Icelandic Prime Minister Johanna Sigurdardottir arrived in Beijing to hold talks with Chinese President Xi Jinping and Premier Li Keqiang, accompanied by her wife of 13 years, Jonina Leosdottir.
The visit has been much anticipated by the local LGBT community, as, although homosexuality was decriminalised in 1997, openly gay relationships are still a taboo in China.
"Their official visit will be a real-life lesson in equal rights taught to our state leaders," a gay rights activist told South China Morning Post (SCMP).
"I am sure our officials are getting prepared now and discussing how to properly receive them."
Sigurdardottir and Leosdottir were asked to meet with members of PFLAG China (Parents, Families & Friends of Lesbians and Gays) in Beijing, but turned down the invitation due to the PM's extremely busy schedule, SCMP reported.
The dismissal didn't upset gay rights activists, who still see the premier couple's presence on Chinese soil as an encouraging sign.

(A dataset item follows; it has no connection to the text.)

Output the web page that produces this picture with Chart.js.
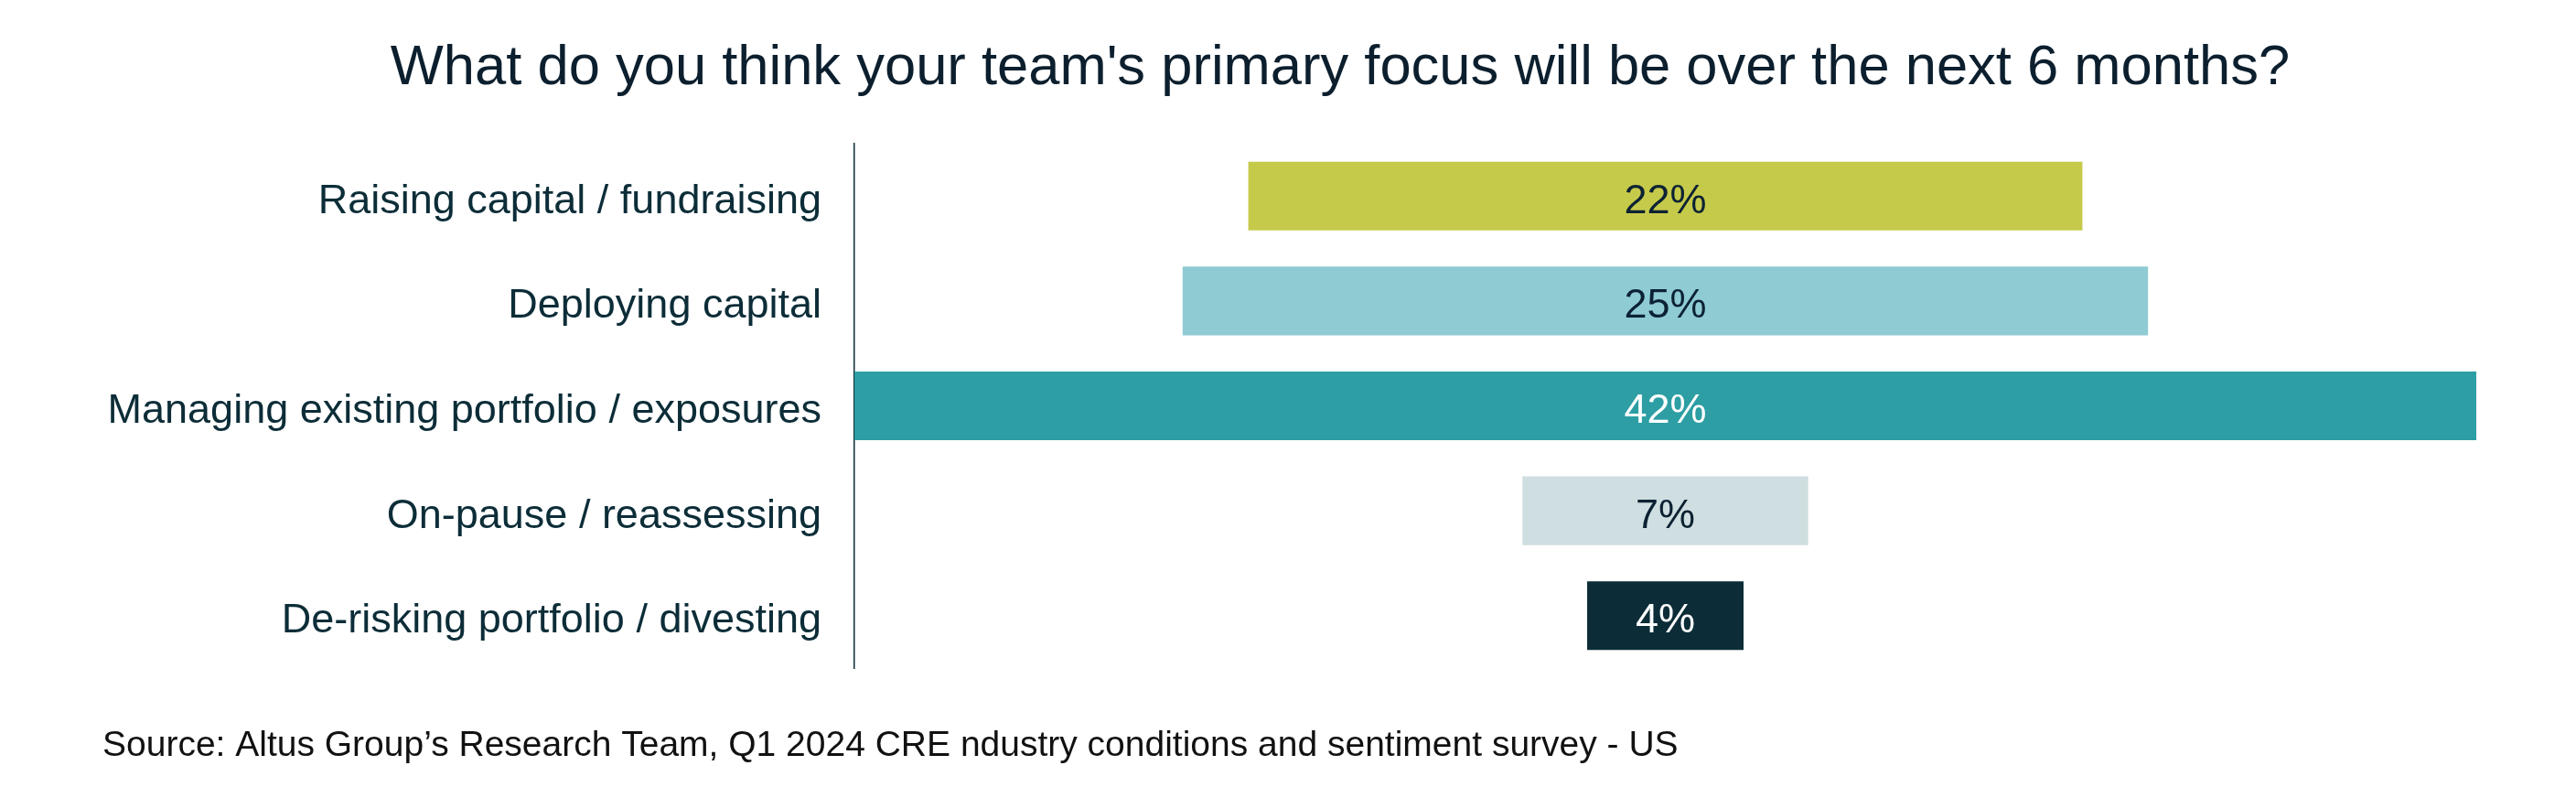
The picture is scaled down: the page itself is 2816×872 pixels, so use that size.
<!DOCTYPE html>
<html>
<head>
<meta charset="utf-8">
<script src="https://cdn.jsdelivr.net/npm/chart.js@4"></script>
<style>
  html, body { margin: 0; padding: 0; background: #ffffff; }
  #wrap { width: 2816px; height: 872px; position: relative; }
</style>
</head>
<body>
<div id="wrap"><canvas id="c"></canvas></div>
<script>
const titleText = "What do you think your team's primary focus will be over the next 6 months?";
const sourceText = "Source: Altus Group\u2019s Research Team, Q1 2024 CRE ndustry conditions and sentiment survey - US";
const categories = [
  "Raising capital / fundraising",
  "Deploying capital",
  "Managing existing portfolio / exposures",
  "On-pause / reassessing",
  "De-risking portfolio / divesting"
];
const values = [21.6, 25.0, 42.0, 7.4, 4.05];
const valueLabels = ["22%", "25%", "42%", "7%", "4%"];
const barColors = ["#C6CA4A", "#8FCBD3", "#2C9EA4", "#CFDEE0", "#0C2D38"];
const labelColors = ["#0C2233", "#0C2233", "#FFFFFF", "#0C2233", "#FFFFFF"];

const FONT = "'Liberation Sans', Arial, sans-serif";

const textPlugin = {
  id: 'textPlugin',
  afterDraw(chart) {
    const ctx = chart.ctx;
    ctx.save();
    // title
    ctx.fillStyle = '#0C1F2E';
    ctx.font = "61.5px " + FONT;
    ctx.textAlign = 'center';
    ctx.textBaseline = 'alphabetic';
    ctx.fillText(titleText, 1465, 92);
    // source
    ctx.fillStyle = '#111111';
    ctx.font = "39px " + FONT;
    ctx.textAlign = 'left';
    ctx.fillText(sourceText, 112, 826);
    // value labels
    const meta = chart.getDatasetMeta(0);
    ctx.font = "45px " + FONT;
    ctx.textAlign = 'center';
    ctx.textBaseline = 'middle';
    meta.data.forEach((bar, i) => {
      const p = bar.getProps(['x', 'y', 'base'], true);
      ctx.fillStyle = labelColors[i];
      ctx.fillText(valueLabels[i], (p.x + p.base) / 2, p.y + 6);
    });
    ctx.restore();
  }
};

new Chart(document.getElementById('c'), {
  type: 'bar',
  data: {
    labels: categories,
    datasets: [{
      data: values.map(v => [-v / 2, v / 2]),
      backgroundColor: barColors,
      borderWidth: 0,
      barPercentage: 0.655,
      categoryPercentage: 1
    }]
  },
  options: {
    indexAxis: 'y',
    responsive: true,
    maintainAspectRatio: false,
    animation: false,
    layout: { padding: { top: 157, bottom: 142, left: 0, right: 109 } },
    plugins: { legend: { display: false }, tooltip: { enabled: false } },
    scales: {
      x: { display: false, min: -21, max: 21 },
      y: {
        grid: { display: false },
        border: { display: true, color: '#0C2D38', width: 1.5 },
        ticks: {
          color: '#0C2D38',
          font: { family: FONT, size: 45 },
          padding: 28,
          labelOffset: 6
        },
        afterFit(scale) { scale.width = 934; }
      }
    }
  },
  plugins: [textPlugin]
});
</script>
</body>
</html>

On the first day of the trip, Sigurdardottir - PM of the tiny island nation of 320,000 people - met with Li and signed an historic free trade deal with Beijing, seen as a fundamental step in China's drive to expand its influence in the Arctic region.
Leosdottir was nowhere to be seen and her name wasn't mentioned in Chinese media's reports, which have focused purely on the economic aspects of the visit since it was announced.
The absence of the Icelandic first lady did not come as a surprise and was any embarrassment was eased by Li's spouse, Cheng Hong, adherence to the Chinese first ladies' habit of standing quietly behind their prominent husbands.
However the 'stay-well-behind-your-man' tradition has been recently broken by Xi's celebrity wife Peng Liyuan, who was paraded before the world's eyes during the president's first trip abroad in March.
Peng won the praise of bloggers and journalists, posing fashionably dressed with a number of heads of state and their first ladies.
During Xi's visit to Africa last month, Peng was snapped alongside Tanzanian first lady Salma Kikwete while watching traditional dancers performing for her husband's arrival in Dar es Salaam.
She was then pictured raising glasses with South Africa's President Jacob Zuma and first lady Bongi Ngema in Pretoria before coming back home where she posed alongside her Mexican and Finnish counterparts Angelica Rivera and Jenni Haukio at the Boao Forum earlier this month.
The Chinese LGBT community is hoping Peng won't deny a photo opportunity with Leosdottir when Xi meets Sigurdardottir later this week.